For more than 20 years, Mei Rong Song has owned and operated a 260-square-foot flower shop at East Broadway Mall in the commercial heart of Chinatown. When business was booming, she prepared floral arrangements for banquets and weddings, and sold $5,000 worth of merchandise each month.

Today the store, at 88 E. Broadway, looks more like a storage space. The fridge is packed with cardboard boxes rather than flower pots. Baskets and plastic bags filled with ribbon and tinsel hang from hooks on the walls, and tangled wire cables drape from a water-damaged ceiling that has only one light fixture.

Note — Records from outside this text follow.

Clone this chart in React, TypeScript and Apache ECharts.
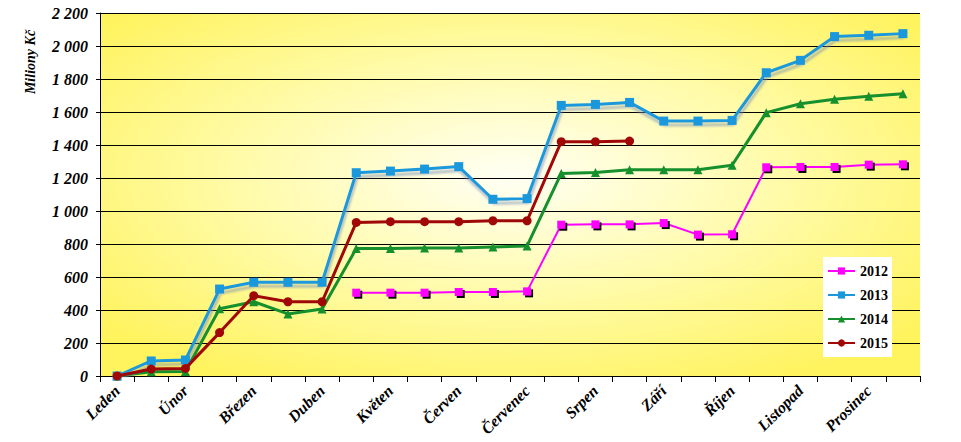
import React, { useEffect, useRef } from "react";
import * as echarts from "echarts";

const categories = [
  "Leden", "", "Únor", "", "Březen", "", "Duben", "", "Květen", "", "Červen", "",
  "Červenec", "", "Srpen", "", "Září", "", "Říjen", "", "Listopad", "", "Prosinec", "",
];

const s2012 = [null, null, null, null, null, null, null, 505, 505, 505, 509, 509, 513, 917, 919, 919, 927, 857, 859, 1265, 1267, 1267, 1281, 1283];
const s2013 = [0, 91, 97, 527, 568, 568, 568, 1232, 1242, 1254, 1269, 1071, 1075, 1640, 1646, 1658, 1545, 1545, 1549, 1838, 1913, 2057, 2065, 2075];
const s2014 = [0, 26, 27, 408, 450, 376, 406, 772, 772, 776, 776, 782, 788, 1228, 1234, 1250, 1250, 1250, 1277, 1596, 1650, 1677, 1695, 1711];
const s2015 = [0, 42, 46, 263, 487, 450, 450, 931, 935, 935, 935, 941, 941, 1420, 1420, 1424, null, null, null, null, null, null, null, null];

const seriesNames = ["2012", "2013", "2014", "2015"];
const yAxisTitle = "Miliony Kč";

const fmtY = (v: number) =>
  v >= 1000 ? Math.floor(v / 1000) + " " + String(v % 1000).padStart(3, "0") : String(v);

export default function App() {
  const ref = useRef<HTMLDivElement>(null);
  useEffect(() => {
    if (!ref.current) return;
    const chart = echarts.init(ref.current, null, { renderer: "svg" });
    const serif = "'Liberation Serif', 'DejaVu Serif', serif";
    chart.setOption({
      animation: false,
      backgroundColor: "#ffffff",
      grid: {
        left: 100,
        right: 41,
        top: 13,
        bottom: 66,
        show: true,
        borderWidth: 0,
        backgroundColor: new echarts.graphic.RadialGradient(0.5, 0.45, 0.65, [
          { offset: 0, color: "#FFFFF4" },
          { offset: 0.5, color: "#FFFBAA" },
          { offset: 1, color: "#FFF35E" },
        ]),
      },
      graphic: [
        {
          type: "text",
          x: 30,
          y: 62,
          rotation: Math.PI / 2,
          style: {
            text: yAxisTitle,
            font: `italic bold 14px ${serif}`,
            fill: "#000",
            align: "center",
            verticalAlign: "middle",
          },
        },
      ],
      legend: {
        data: seriesNames,
        orient: "vertical",
        left: 823,
        top: 257,
        backgroundColor: "#ffffff",
        padding: [7, 4, 7, 4],
        itemGap: 10,
        itemWidth: 27,
        itemHeight: 9,
        textStyle: { fontFamily: serif, fontWeight: "bold", fontSize: 14, color: "#000" },
      },
      xAxis: {
        type: "category",
        data: categories,
        boundaryGap: true,
        axisLine: { lineStyle: { color: "#000", width: 1 } },
        axisTick: { show: true, interval: 0, length: 6, lineStyle: { color: "#000" } },
        axisLabel: {
          interval: 0,
          rotate: 45,
          margin: 12,
          fontFamily: serif,
          fontStyle: "italic",
          fontWeight: "bold",
          fontSize: 16,
          color: "#000",
        },
        splitLine: { show: false },
      },
      yAxis: {
        type: "value",
        min: 0,
        max: 2200,
        interval: 200,
        axisLine: { show: true, lineStyle: { color: "#000", width: 1 } },
        axisTick: { show: true, length: 4, lineStyle: { color: "#000" } },
        axisLabel: {
          formatter: fmtY,
          margin: 12,
          fontFamily: serif,
          fontStyle: "italic",
          fontWeight: "bold",
          fontSize: 16,
          color: "#000",
          showMaxLabel: true,
        },
        splitLine: { show: true, lineStyle: { color: "#000", width: 1 } },
      },
      series: [
        {
          name: "2012",
          type: "line",
          data: s2012,
          symbol: "rect",
          symbolSize: 8,
          color: "#FF00FF",
          lineStyle: { width: 2, color: "#FF00FF" },
          itemStyle: {
            color: "#FF00FF",
            shadowColor: "#000",
            shadowOffsetX: 2,
            shadowOffsetY: 2,
            shadowBlur: 0,
          },
          z: 5,
        },
        {
          name: "2013",
          type: "line",
          data: s2013,
          symbol: "rect",
          symbolSize: 9,
          color: "#1B98DC",
          lineStyle: {
            width: 3,
            color: "#1B98DC",
            shadowColor: "rgba(120,140,180,0.55)",
            shadowOffsetX: 1,
            shadowOffsetY: 4,
            shadowBlur: 2,
          },
          itemStyle: { color: "#1B98DC" },
          z: 4,
        },
        {
          name: "2014",
          type: "line",
          data: s2014,
          symbol: "triangle",
          symbolSize: 9,
          color: "#15902C",
          lineStyle: { width: 3, color: "#15902C" },
          itemStyle: { color: "#15902C" },
          z: 3,
        },
        {
          name: "2015",
          type: "line",
          data: s2015,
          symbol: "circle",
          symbolSize: 9,
          color: "#A00808",
          lineStyle: { width: 3, color: "#A00808" },
          itemStyle: { color: "#A00808" },
          z: 6,
        },
      ],
    });
    return () => chart.dispose();
  }, []);
  return (
    <div
      ref={ref}
      style={{ position: "fixed", left: 0, top: 0, width: 961, height: 442 }}
    />
  );
}
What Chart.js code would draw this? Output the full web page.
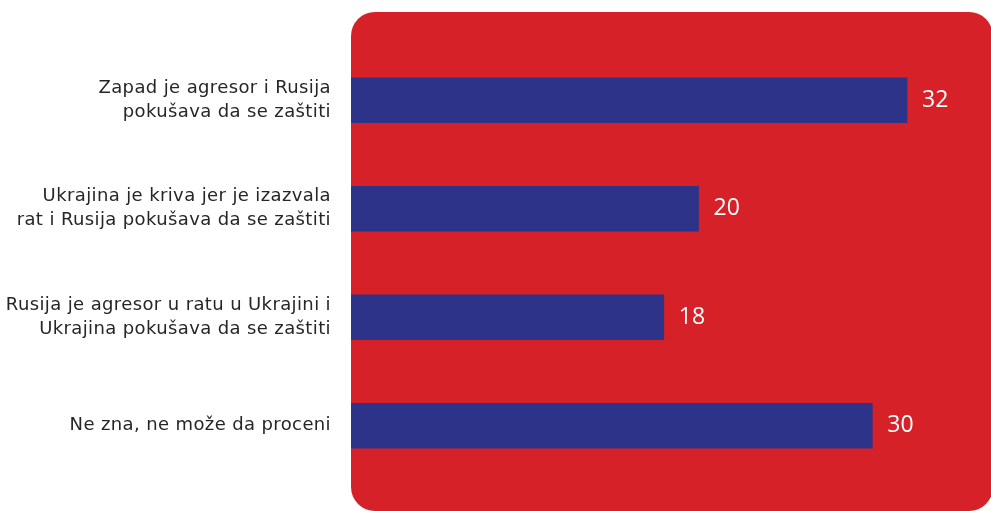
<!DOCTYPE html>
<html>
<head>
<meta charset="utf-8">
<script src="https://cdn.jsdelivr.net/npm/chart.js@4/dist/chart.umd.min.js"></script>
<style>
  html, body { margin: 0; padding: 0; background: #fff; }
  #wrap { width: 991px; height: 511px; }
</style>
</head>
<body>
<div id="wrap"><canvas id="chart"></canvas></div>
<script>
const categories = [
  ["Zapad je agresor i Rusija", "pokušava da se zaštiti"],
  ["Ukrajina je kriva jer je izazvala", "rat i Rusija pokušava da se zaštiti"],
  ["Rusija je agresor u ratu u Ukrajini i", "Ukrajina pokušava da se zaštiti"],
  ["Ne zna, ne može da proceni"]
];
const values = [32, 20, 18, 30];

const RED = "#d62129";
const BLUE = "#2e338a";

// red rounded panel behind the bars, plus a bit of letter spacing for the labels
const panelPlugin = {
  id: "panel",
  beforeDraw(chart) {
    const ctx = chart.ctx;
    const x = chart.chartArea.left, y = 12, w = 993 - x, h = 511 - y, r = 24;
    ctx.save();
    ctx.fillStyle = RED;
    ctx.beginPath();
    ctx.roundRect(x, y, w, h, r);
    ctx.fill();
    ctx.restore();
    ctx.letterSpacing = "0.38px";
  }
};

// white value labels after each bar
const valuePlugin = {
  id: "values",
  afterDatasetsDraw(chart) {
    const ctx = chart.ctx;
    const meta = chart.getDatasetMeta(0);
    ctx.save();
    ctx.letterSpacing = "0px";
    ctx.fillStyle = "#ffffff";
    ctx.font = "23px 'Open Sans', sans-serif";
    ctx.textBaseline = "middle";
    ctx.textAlign = "left";
    meta.data.forEach((bar, i) => {
      ctx.fillText(values[i], bar.x + 15, bar.y);
    });
    ctx.restore();
  }
};

new Chart(document.getElementById("chart"), {
  type: "bar",
  data: {
    labels: categories,
    datasets: [{
      data: values,
      backgroundColor: BLUE,
      borderWidth: 0,
      barThickness: 45
    }]
  },
  options: {
    indexAxis: "y",
    responsive: true,
    maintainAspectRatio: false,
    animation: false,
    layout: { padding: { top: 46, bottom: 31, right: 0, left: 0 } },
    plugins: { legend: { display: false }, tooltip: { enabled: false } },
    scales: {
      x: { display: false, min: 0, max: 36.83 },
      y: {
        grid: { display: false, drawTicks: false },
        border: { display: false },
        afterFit(scale) {
          scale.width = 351;
          scale.paddingTop = 0;
          scale.paddingBottom = 0;
        },
        ticks: {
          color: "#262626",
          padding: 20,
          font: { family: "'DejaVu Sans', sans-serif", size: 18, lineHeight: 1.33 },
          crossAlign: "near"
        }
      }
    }
  },
  plugins: [panelPlugin, valuePlugin]
});
</script>
</body>
</html>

Song, 41, who lives two blocks south of the store, pays just under $3,000 a month to rent this space. But that fee seems like a bargain after mall landlords, Min Yan Chan and son Terry Chan, tried to hike the rent to $12,000 a month in November 2008.

When she refused to pay the additional $9,000, the Chans sent her an eviction notice, giving Song 30 days to pack up and get out.

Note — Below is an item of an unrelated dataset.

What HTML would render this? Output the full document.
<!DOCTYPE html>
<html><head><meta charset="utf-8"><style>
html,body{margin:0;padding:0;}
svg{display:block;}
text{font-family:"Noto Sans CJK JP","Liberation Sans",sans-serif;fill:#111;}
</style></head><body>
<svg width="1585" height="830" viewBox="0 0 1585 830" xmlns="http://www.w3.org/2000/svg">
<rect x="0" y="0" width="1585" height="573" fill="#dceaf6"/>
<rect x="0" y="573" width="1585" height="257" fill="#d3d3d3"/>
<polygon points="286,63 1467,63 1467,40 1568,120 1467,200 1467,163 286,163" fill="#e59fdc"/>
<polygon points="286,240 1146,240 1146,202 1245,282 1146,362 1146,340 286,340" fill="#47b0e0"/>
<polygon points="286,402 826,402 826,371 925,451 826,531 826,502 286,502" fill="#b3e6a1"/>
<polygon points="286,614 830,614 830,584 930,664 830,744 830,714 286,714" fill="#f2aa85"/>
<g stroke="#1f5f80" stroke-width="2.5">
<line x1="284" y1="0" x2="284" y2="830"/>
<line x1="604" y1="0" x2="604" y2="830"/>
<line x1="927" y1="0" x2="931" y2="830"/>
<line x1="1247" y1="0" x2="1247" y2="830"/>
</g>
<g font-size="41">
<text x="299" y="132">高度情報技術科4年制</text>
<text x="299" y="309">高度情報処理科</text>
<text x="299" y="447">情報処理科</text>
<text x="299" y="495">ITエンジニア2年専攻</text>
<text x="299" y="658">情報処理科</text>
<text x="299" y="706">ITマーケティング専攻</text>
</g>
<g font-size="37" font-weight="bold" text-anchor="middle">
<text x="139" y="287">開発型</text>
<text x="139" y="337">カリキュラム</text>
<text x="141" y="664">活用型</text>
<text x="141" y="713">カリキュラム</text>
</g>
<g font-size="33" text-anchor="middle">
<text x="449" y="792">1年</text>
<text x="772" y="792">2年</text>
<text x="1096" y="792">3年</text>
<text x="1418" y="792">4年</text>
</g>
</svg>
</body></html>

“Only by robbing a bank could I make that much money in a month,” she said through a translator at a press conference yesterday near her shop.

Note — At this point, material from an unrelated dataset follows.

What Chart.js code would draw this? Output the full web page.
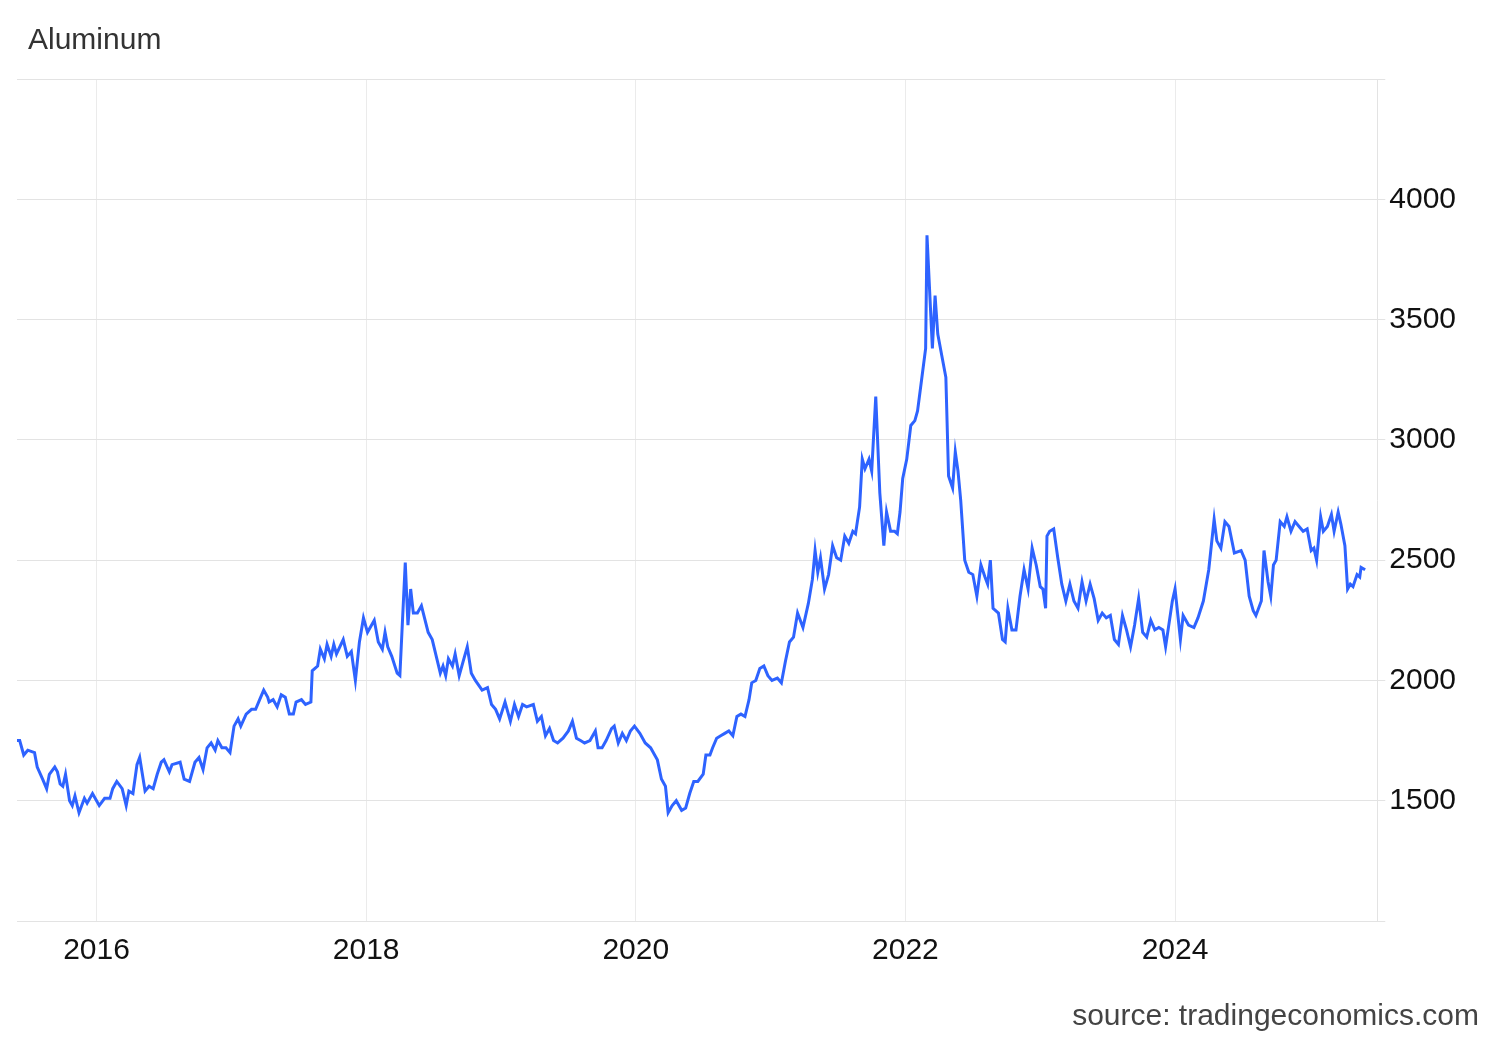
<!DOCTYPE html>
<html>
<head>
<meta charset="utf-8">
<script src="https://cdn.jsdelivr.net/npm/chart.js@4"></script>
<style>
  body { margin: 0; background: #fff; font-family: "Liberation Sans", Arial, sans-serif; }
  #wrap { position: relative; width: 1500px; height: 1040px; }
  #title { position: absolute; left: 28px; top: 22px; font-size: 30px; color: #333; }
  #source { position: absolute; right: 21px; top: 998px; font-size: 30px; color: #444; }
</style>
</head>
<body>
<div id="wrap">
  <canvas id="chart" width="1500" height="1040"></canvas>
  <div id="title">Aluminum</div>
  <div id="source">source: tradingeconomics.com</div>
</div>
<script>
const dates = [2015.41,2015.43,2015.46,2015.49,2015.54,2015.56,2015.60,2015.63,2015.65,2015.69,2015.71,2015.73,2015.75,2015.77,2015.80,2015.82,2015.84,2015.87,2015.91,2015.93,2015.97,2016.02,2016.06,2016.10,2016.12,2016.15,2016.19,2016.22,2016.24,2016.27,2016.30,2016.32,2016.36,2016.39,2016.42,2016.45,2016.48,2016.50,2016.54,2016.56,2016.62,2016.65,2016.69,2016.73,2016.76,2016.79,2016.82,2016.85,2016.88,2016.90,2016.93,2016.96,2016.99,2017.02,2017.05,2017.07,2017.11,2017.15,2017.18,2017.21,2017.24,2017.27,2017.28,2017.31,2017.34,2017.37,2017.40,2017.43,2017.46,2017.48,2017.52,2017.55,2017.59,2017.60,2017.64,2017.66,2017.69,2017.71,2017.74,2017.76,2017.78,2017.83,2017.86,2017.89,2017.92,2017.95,2017.98,2018.01,2018.06,2018.09,2018.12,2018.14,2018.16,2018.19,2018.23,2018.25,2018.29,2018.31,2018.33,2018.35,2018.38,2018.41,2018.46,2018.49,2018.52,2018.55,2018.57,2018.59,2018.61,2018.64,2018.66,2018.69,2018.72,2018.75,2018.78,2018.81,2018.86,2018.90,2018.93,2018.96,2018.99,2019.03,2019.07,2019.10,2019.13,2019.16,2019.19,2019.24,2019.27,2019.30,2019.33,2019.36,2019.39,2019.42,2019.46,2019.50,2019.53,2019.56,2019.59,2019.62,2019.66,2019.70,2019.72,2019.75,2019.78,2019.82,2019.84,2019.87,2019.90,2019.93,2019.96,2019.99,2020.03,2020.07,2020.11,2020.14,2020.16,2020.19,2020.22,2020.24,2020.27,2020.30,2020.34,2020.37,2020.40,2020.43,2020.46,2020.50,2020.52,2020.55,2020.57,2020.60,2020.63,2020.66,2020.69,2020.72,2020.75,2020.78,2020.81,2020.84,2020.86,2020.89,2020.92,2020.95,2020.98,2021.01,2021.05,2021.08,2021.11,2021.14,2021.17,2021.20,2021.24,2021.28,2021.31,2021.33,2021.35,2021.37,2021.40,2021.43,2021.46,2021.49,2021.52,2021.55,2021.58,2021.61,2021.63,2021.66,2021.68,2021.70,2021.73,2021.75,2021.78,2021.81,2021.84,2021.86,2021.89,2021.92,2021.94,2021.96,2021.98,2022.01,2022.04,2022.07,2022.09,2022.12,2022.15,2022.16,2022.20,2022.22,2022.24,2022.27,2022.30,2022.32,2022.35,2022.37,2022.39,2022.41,2022.44,2022.47,2022.50,2022.53,2022.56,2022.59,2022.61,2022.63,2022.65,2022.69,2022.72,2022.74,2022.76,2022.79,2022.82,2022.85,2022.88,2022.91,2022.94,2022.97,2023.00,2023.02,2023.04,2023.05,2023.07,2023.10,2023.13,2023.16,2023.19,2023.22,2023.25,2023.28,2023.31,2023.34,2023.37,2023.40,2023.43,2023.46,2023.49,2023.52,2023.55,2023.58,2023.61,2023.64,2023.67,2023.70,2023.73,2023.76,2023.79,2023.82,2023.85,2023.88,2023.91,2023.93,2023.98,2024.00,2024.04,2024.06,2024.10,2024.14,2024.17,2024.21,2024.25,2024.29,2024.31,2024.34,2024.37,2024.40,2024.44,2024.49,2024.52,2024.55,2024.58,2024.60,2024.64,2024.66,2024.69,2024.71,2024.73,2024.75,2024.78,2024.81,2024.83,2024.86,2024.89,2024.92,2024.95,2024.98,2025.01,2025.03,2025.05,2025.08,2025.10,2025.13,2025.16,2025.18,2025.21,2025.23,2025.26,2025.28,2025.30,2025.32,2025.35,2025.37,2025.38,2025.41];

const prices = [1750,1750,1690,1710,1700,1640,1590,1550,1610,1640,1620,1570,1560,1610,1500,1480,1520,1450,1510,1490,1530,1480,1510,1510,1550,1580,1550,1480,1540,1530,1650,1680,1540,1560,1550,1610,1660,1670,1620,1650,1660,1590,1580,1660,1680,1630,1720,1740,1710,1750,1720,1720,1700,1810,1840,1810,1860,1880,1880,1920,1960,1930,1910,1920,1890,1940,1930,1860,1860,1910,1920,1900,1910,2040,2060,2130,2090,2150,2100,2150,2110,2170,2100,2120,2000,2160,2260,2200,2250,2160,2130,2200,2140,2100,2030,2020,2490,2230,2380,2280,2280,2310,2200,2170,2100,2030,2060,2020,2090,2060,2110,2020,2080,2140,2030,2000,1960,1970,1900,1880,1840,1910,1830,1900,1850,1900,1890,1900,1830,1850,1770,1800,1750,1740,1760,1790,1830,1760,1750,1740,1750,1790,1720,1720,1750,1800,1810,1740,1780,1750,1790,1810,1780,1740,1720,1690,1670,1590,1560,1450,1480,1500,1460,1470,1530,1580,1580,1610,1690,1690,1720,1760,1770,1780,1790,1770,1850,1860,1850,1920,1990,2000,2050,2060,2020,2000,2010,1990,2080,2160,2180,2280,2220,2320,2420,2540,2450,2510,2380,2440,2560,2510,2500,2600,2570,2620,2610,2720,2920,2880,2920,2870,3180,2780,2560,2700,2620,2620,2610,2700,2840,2920,3060,3080,3120,3250,3380,3850,3380,3600,3440,3350,3260,2850,2800,2950,2870,2750,2500,2450,2440,2350,2480,2430,2400,2500,2300,2280,2170,2160,2300,2210,2210,2350,2460,2380,2550,2480,2390,2380,2300,2600,2620,2630,2510,2400,2330,2400,2330,2300,2410,2330,2400,2340,2250,2280,2260,2270,2170,2150,2270,2210,2140,2230,2340,2200,2180,2250,2210,2220,2210,2140,2330,2380,2170,2270,2230,2220,2260,2330,2460,2670,2580,2550,2660,2640,2530,2540,2500,2350,2290,2270,2330,2540,2410,2350,2480,2500,2660,2640,2680,2620,2660,2640,2620,2630,2540,2550,2500,2680,2620,2640,2690,2620,2700,2650,2560,2380,2400,2390,2440,2430,2470,2460];

const yearTicks = [2016, 2018, 2020, 2022, 2024];
const priceTicks = [1500, 2000, 2500, 3000, 3500, 4000];

const points = dates.map((d, i) => ({ x: d, y: prices[i] }));
const tickFont = { size: 30, family: "'Liberation Sans', Arial, sans-serif" };

new Chart(document.getElementById("chart").getContext("2d"), {
    type: "line",
    data: {
        datasets: [{
            data: points,
            borderColor: "#2e63ff",
            borderWidth: 3,
            pointRadius: 0,
            tension: 0,
            fill: false
        }]
    },
    options: {
        responsive: false,
        animation: false,
        layout: { padding: { top: 79, left: 17, right: 40, bottom: 59 } },
        plugins: { legend: { display: false }, tooltip: { enabled: false } },
        scales: {
            x: {
                type: "linear",
                min: 2015.41,
                max: 2025.5,
                afterBuildTicks: axis => { axis.ticks = yearTicks.map(v => ({ value: v })); },
                grid: { color: "#ebebeb", drawTicks: false },
                border: { display: false },
                ticks: { color: "#111", padding: 12, font: tickFont, callback: v => String(v) }
            },
            y: {
                position: "right",
                min: 1000,
                max: 4500,
                afterBuildTicks: axis => { axis.ticks = [1000].concat(priceTicks, [4500]).map(v => ({ value: v })); },
                grid: { color: "#e3e3e3", tickLength: 8 },
                border: { display: true, color: "#e3e3e3" },
                ticks: {
                    color: "#111", padding: 4, font: tickFont,
                    callback: v => priceTicks.includes(v) ? String(v) : ""
                }
            }
        }
    }
});
</script>
</body>
</html>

Now, nearly two years later, the New York State Court of Appeals dismissed the landlord’s case on grounds that “the lease between landlord and tenant was subject to and subordinate to all the terms of the lease between (East Broadway Mall) and the City of New York.”

According to Wing Lam, coalition director of Chinese Staff and Workers, this is the first time a store owner went up against a landlord’s threat to evict and won.

“The system is stacked against them.  It is a group easily intimidated by an eviction threat,” said Candace Carponter, Song’s attorney.

Many of the small business owners in Chinatown cannot  speak English.

“For them, the court process is overwhelming,” Carponter said.

The property is owned by the city, but has been leased out to mall operators since 1985, according to Mark Daly, a spokesman for the Department of Citywide Administrative Services.

That means, he said, that it is the landlord—not the city—who is responsible to the more than 100 subtenants in East Broadway Mall.

“The city relationship is with the mall operator, and the mall management company deals with the tenants. The city is not a party to that dispute,” Daly said.

Daly said that DCAS met with subtenants last year and was  aware of the allegations against the company. The subtenants were advised to contact law enforcement authorities. Daly would not say if DCAS followed up.

Carponter claims responsibility lies squarely with city officials who continue to look the other way.

“Because the mall operator has breached the lease by failing to disclose rent amounts, the city has the authority to terminate the lease or add in additional protections for subtenants,” she said. “This is telling people that don’t even speak English to negotiate the map of the city government. That’s nonsense.”

While Carponter said that Song has not sued for damages, she estimates the total amount would be about $150,000.

That includes money Song has lost over the last six years from closing the shop in the winter, when the landlords, who are legally obligated to pay for utilities, shut off her water and heat.

After receiving the eviction notice in 2008, Song formed the Chinatown Small Business Association that represents more than 200 subtenants in the area, many of whom rent in the East Broadway Mall.

As she walked through the vicinity, Song pointed to various shops—a trendy hair salon, a make-up counter, a small basement eatery serving white rice and fried dumplings—and rattled off how much each paid in rent: $4,000, $8,000 and $10,000, respectively.

The Chans did not immediately return multiple phone calls seeking comment.

Many of the shop owners embraced Song as she walked past their shops. But still, getting other subtenants to do the same has seen little success, Song said. Many fear losing their businesses entirely, so they simply put up with the problem.

“People are grateful for what I’m doing,” she said. “But I still stand alone.”